Recent arrivals with interrupted education abroad have characteristics different from other foreign-born youths. These differences likely explain some of the very high dropout rate among recent arrivals who had schooling problems before migration. The characteristics of youths with schooling difficulties before migration are also consistent with the view that many of these youths are labor migrants, i.e., they migrated with the intention of pursuing employment in the United States and have never attended school here. Recent arrivals with interrupted schooling abroad tend to be slightly older and also arrived in the United States at an older age (Table 5). More than 60 percent do not reside with a parent. They tend to be more likely to reside in poverty, and more than 10 percent were or are married.
Partly by definition, recent arrivals with schooling problems before migration also are much farther behind in school than other foreign-born youths. Consider, for example, 16-yearolds. Among other foreign-born 16-year-olds, 90 percent have finished ninth grade. Among recently arrived 16-year-olds with interrupted education abroad, only 16 percent have completed ninth grade and nearly a quarter have not completed fifth grade.
16- and 17-Year-Old Foreign-Born Youths in the Labor Market
Although the primary activity of teenagers is schooling, many foreign-born youths do have exposure to the labor market. Youths who arrived recently with prior education difficulties are concentrated in different sectors of the labor market from other foreign-born youths. Almost 40 percent of recent arrivals with interrupted schooling before migration are in agriculture and construction (Table 6). These industries employ about 10 percent of other foreign-born youths.

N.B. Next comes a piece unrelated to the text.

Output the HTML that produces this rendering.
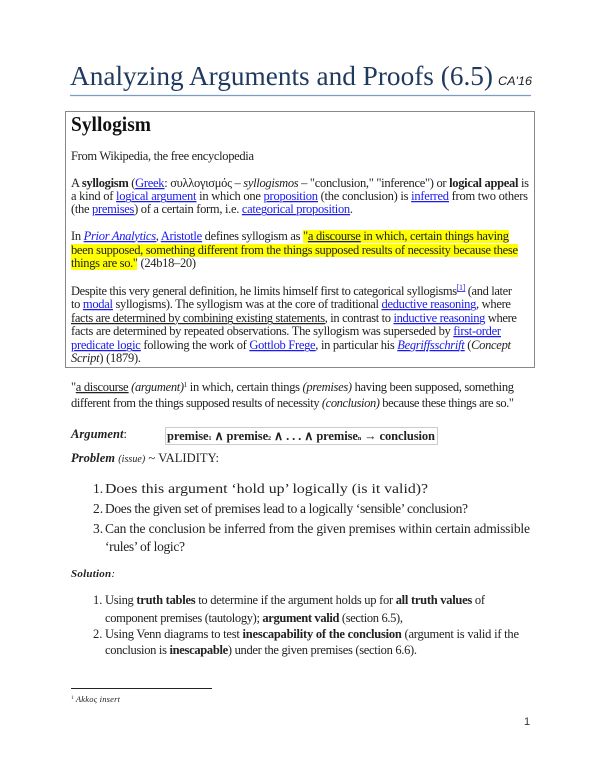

The labor market evidence supporting the assertion that many of the recent arrivals with prior schooling difficulties are labor migrants is strongest for males. The Census only collects labor market information on persons 16 years of age and older. Among male 16- and 17-yearolds, those recently arrived with prior schooling difficulties are much more likely to be employed than other foreign-born males (Table 7). More than half of them were employed at the Census enumeration, in comparison with less than a quarter of other foreign-born 16- to-17-year-old males. They also reported much higher labor earnings in 1999 than their peers. The estimated mean wage income for recently arrived males with education difficulties before migration was $11,070, compared with $7,031 for recent arrivals with continuous schooling abroad and $4,644 for early childhood arrivals.
The evidence of strong labor market engagement is less persuasive among recently arrived females with schooling difficulties before migration. While they are more likely to be working than other immigrant females, their employment levels are not above average. Many high school age youths work, and they work during the school year. In 2000, 33 percent of native-born 16- and 17-year-old females were employed, in comparison with 23 percent of recently arrived females who had schooling difficulties before migration. One indicator consonant with the labor migrant hypothesis among the females is the average hours worked per week. Those recently arrived females with interrupted schooling abroad who worked during 1999 averaged nearly 36-hour workweeks, substantially above other foreign-born 16- and 17- year-old female workers whose workweeks were much closer to 20 hours.
Motherhood among Recently Arrived Females with Prior Education Difficulties
How much of the inordinate dropout rate of recently arrived females with prior schooling difficulties is due to teen fertility and motherhood? Clearly, motherhood cannot be the primary cause of these females’ being out of school: The number of teens who are mothers is far too small. Almost 65 percent of this female population is out of school. Yet only 7 percent of such recently arrived females are mothers. This is also apparent in the much larger native-born female teen population, where motherhood cannot be the primary explanation of female dropout behavior either because it is not sufficiently pervasive (Ahituv and Tienda, 2004). This is not to say that motherhood has nothing to do with dropping out in this population. Nearly all the recently arrived women with prior education difficulties who are mothers are also out of school. But there are far too few mothers to explain the very high dropout rate in this population.
Economic pressures and the necessity to work are likely more important correlates of nonenrollment in school for these females. Not all of these female youths are out of school. Of those in school, 11 percent are working. Among the dropouts, almost 30 percent are working, and again, they are working nearly full time. Thus, their work likely contributes to their lack of school engagement.